◆ Aim: Give every line of the data again, unchanged, but with no pictures.

Start of Dataset extract

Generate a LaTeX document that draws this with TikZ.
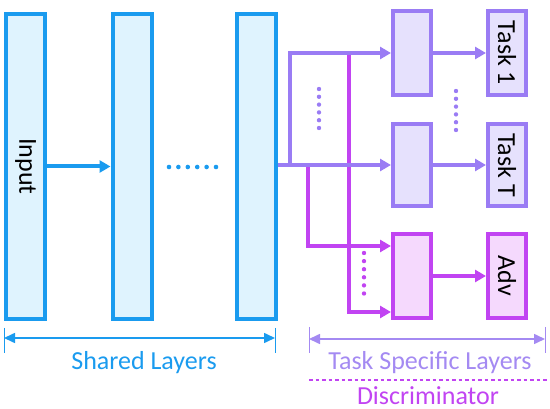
\documentclass[tikz,border=0pt]{standalone}
\usepackage{fontspec}
\setmainfont{Carlito}
\usetikzlibrary{arrows.meta}
\definecolor{cblue}{HTML}{1A9BEF}
\definecolor{cbluef}{HTML}{DFF3FE}
\definecolor{cpurp}{HTML}{9A7CF4}
\definecolor{cpurpf}{HTML}{E6E1FD}
\definecolor{cpurpt}{HTML}{A48AF2}
\definecolor{cmag}{HTML}{C144F2}
\definecolor{cmagf}{HTML}{F5D9FD}
\tikzset{
  layer/.style={draw=cblue, fill=cbluef, line width=4pt, inner sep=0pt, minimum width=39pt, minimum height=305pt},
  pbox/.style={draw=cpurp, fill=cpurpf, line width=4pt, inner sep=0pt, minimum width=38pt, minimum height=84pt},
  mbox/.style={draw=cmag, fill=cmagf, line width=4pt, inner sep=0pt, minimum width=38pt, minimum height=84pt},
  conn/.style={line width=4pt, -{Triangle[length=11pt,width=12pt]}},
  brk/.style={line width=1.6pt, {Triangle[length=11pt,width=10pt]}-{Triangle[length=11pt,width=10pt]}},
  tick/.style={line width=1pt},
  txt/.style={font=\fontsize{26}{30}\selectfont, inner sep=0pt},
}
\begin{document}
\begin{tikzpicture}[x=1pt,y=-1pt]
\useasboundingbox (0,0) rectangle (550,409);
% shared layers
\node[layer] (input) at (25.5,166.5) {\fontsize{26}{30}\selectfont\rotatebox{-90}{Input}};
\node[layer] (l2) at (132,166.5) {};
\node[layer] (l3) at (256,166.5) {};
\draw[conn, cblue] (input.east) -- (l2.west);
\foreach \i in {0,...,5} \fill[cblue] (169+9.4*\i,167) circle (2.3);
% task specific
\node[pbox] (b1) at (412,53) {};
\node[pbox] (t1) at (507,53) {\fontsize{26}{30}\selectfont\rotatebox{-90}{Task 1}};
\node[pbox, minimum height=82pt] (bT) at (412,165) {};
\node[pbox, minimum height=82pt] (tT) at (507,165) {\fontsize{26}{30}\selectfont\rotatebox{-90}{Task T}};
\node[mbox] (d) at (412,276) {};
\node[mbox] (adv) at (507,276) {\fontsize{26}{30}\selectfont\rotatebox{-90}{Adv}};
% coordinates
\coordinate (s0) at (l3.east |- bT.west);
\coordinate (p1) at (290,165);
\coordinate (m1) at (349,53);
\coordinate (m2) at (308,165);
\coordinate (d1) at ([yshift=-36pt]d.west);
\coordinate (d2) at ([yshift=30pt]d.west);
% magenta connectors (below purple)
\draw[conn, cmag] (m1) |- (d1);
\draw[conn, cmag] (m2) |- (d2);
% purple connectors
\draw[conn, cpurp] (s0) -- (bT.west);
\draw[conn, cpurp] (p1) |- (b1.west);
\draw[conn, cpurp] (b1.east) -- (t1.west);
\draw[conn, cpurp] (bT.east) -- (tT.west);
\draw[conn, cmag] (d.east) -- (adv.west);
% dots
\foreach \i in {0,...,5} \fill[cpurp] (319,89+7.8*\i) circle (2.2);
\foreach \i in {0,...,5} \fill[cpurp] (456,91+7.8*\i) circle (2.2);
\foreach \i in {0,...,5} \fill[cmag] (364,253+8.1*\i) circle (2.2);
% brackets
\coordinate (sa) at (4,338);
\coordinate (sb) at (275,338);
\draw[brk, cblue] (sa) -- (sb);
\draw[tick, cblue] (4,328) -- (4,353);
\draw[tick, cblue] (275,328) -- (275,353);
\node[txt, text=cblue, anchor=base] (shared) at (144,370) {Shared Layers};
\coordinate (ta) at (309,339);
\coordinate (tb) at (545,339);
\draw[brk, cpurpt] (ta) -- (tb);
\draw[tick, cpurpt] (309,327) -- (309,353);
\draw[tick, cpurpt] (545,327) -- (545,353);
\node[txt, text=cpurpt, anchor=base] (tsl) at (430,370) {Task Specific Layers};
\draw[cmag, line width=1.3pt, dash pattern=on 3.5pt off 3pt] (309,380) -- (548,380);
\node[txt, text=cmag, anchor=base] (disc) at (428,405) {Discriminator};
\end{tikzpicture}
\end{document}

End of Dataset extract

◆ Reply to the exercise:
Generate a LaTeX document that draws this with TikZ.
\documentclass[tikz,border=0pt]{standalone}
\usepackage{fontspec}
\setmainfont{Carlito}
\usetikzlibrary{arrows.meta}
\definecolor{cblue}{HTML}{1A9BEF}
\definecolor{cbluef}{HTML}{DFF3FE}
\definecolor{cpurp}{HTML}{9A7CF4}
\definecolor{cpurpf}{HTML}{E6E1FD}
\definecolor{cpurpt}{HTML}{A48AF2}
\definecolor{cmag}{HTML}{C144F2}
\definecolor{cmagf}{HTML}{F5D9FD}
\tikzset{
  layer/.style={draw=cblue, fill=cbluef, line width=4pt, inner sep=0pt, minimum width=39pt, minimum height=305pt},
  pbox/.style={draw=cpurp, fill=cpurpf, line width=4pt, inner sep=0pt, minimum width=38pt, minimum height=84pt},
  mbox/.style={draw=cmag, fill=cmagf, line width=4pt, inner sep=0pt, minimum width=38pt, minimum height=84pt},
  conn/.style={line width=4pt, -{Triangle[length=11pt,width=12pt]}},
  brk/.style={line width=1.6pt, {Triangle[length=11pt,width=10pt]}-{Triangle[length=11pt,width=10pt]}},
  tick/.style={line width=1pt},
  txt/.style={font=\fontsize{26}{30}\selectfont, inner sep=0pt},
}
\begin{document}
\begin{tikzpicture}[x=1pt,y=-1pt]
\useasboundingbox (0,0) rectangle (550,409);
% shared layers
\node[layer] (input) at (25.5,166.5) {\fontsize{26}{30}\selectfont\rotatebox{-90}{Input}};
\node[layer] (l2) at (132,166.5) {};
\node[layer] (l3) at (256,166.5) {};
\draw[conn, cblue] (input.east) -- (l2.west);
\foreach \i in {0,...,5} \fill[cblue] (169+9.4*\i,167) circle (2.3);
% task specific
\node[pbox] (b1) at (412,53) {};
\node[pbox] (t1) at (507,53) {\fontsize{26}{30}\selectfont\rotatebox{-90}{Task 1}};
\node[pbox, minimum height=82pt] (bT) at (412,165) {};
\node[pbox, minimum height=82pt] (tT) at (507,165) {\fontsize{26}{30}\selectfont\rotatebox{-90}{Task T}};
\node[mbox] (d) at (412,276) {};
\node[mbox] (adv) at (507,276) {\fontsize{26}{30}\selectfont\rotatebox{-90}{Adv}};
% coordinates
\coordinate (s0) at (l3.east |- bT.west);
\coordinate (p1) at (290,165);
\coordinate (m1) at (349,53);
\coordinate (m2) at (308,165);
\coordinate (d1) at ([yshift=-36pt]d.west);
\coordinate (d2) at ([yshift=30pt]d.west);
% magenta connectors (below purple)
\draw[conn, cmag] (m1) |- (d1);
\draw[conn, cmag] (m2) |- (d2);
% purple connectors
\draw[conn, cpurp] (s0) -- (bT.west);
\draw[conn, cpurp] (p1) |- (b1.west);
\draw[conn, cpurp] (b1.east) -- (t1.west);
\draw[conn, cpurp] (bT.east) -- (tT.west);
\draw[conn, cmag] (d.east) -- (adv.west);
% dots
\foreach \i in {0,...,5} \fill[cpurp] (319,89+7.8*\i) circle (2.2);
\foreach \i in {0,...,5} \fill[cpurp] (456,91+7.8*\i) circle (2.2);
\foreach \i in {0,...,5} \fill[cmag] (364,253+8.1*\i) circle (2.2);
% brackets
\coordinate (sa) at (4,338);
\coordinate (sb) at (275,338);
\draw[brk, cblue] (sa) -- (sb);
\draw[tick, cblue] (4,328) -- (4,353);
\draw[tick, cblue] (275,328) -- (275,353);
\node[txt, text=cblue, anchor=base] (shared) at (144,370) {Shared Layers};
\coordinate (ta) at (309,339);
\coordinate (tb) at (545,339);
\draw[brk, cpurpt] (ta) -- (tb);
\draw[tick, cpurpt] (309,327) -- (309,353);
\draw[tick, cpurpt] (545,327) -- (545,353);
\node[txt, text=cpurpt, anchor=base] (tsl) at (430,370) {Task Specific Layers};
\draw[cmag, line width=1.3pt, dash pattern=on 3.5pt off 3pt] (309,380) -- (548,380);
\node[txt, text=cmag, anchor=base] (disc) at (428,405) {Discriminator};
\end{tikzpicture}
\end{document}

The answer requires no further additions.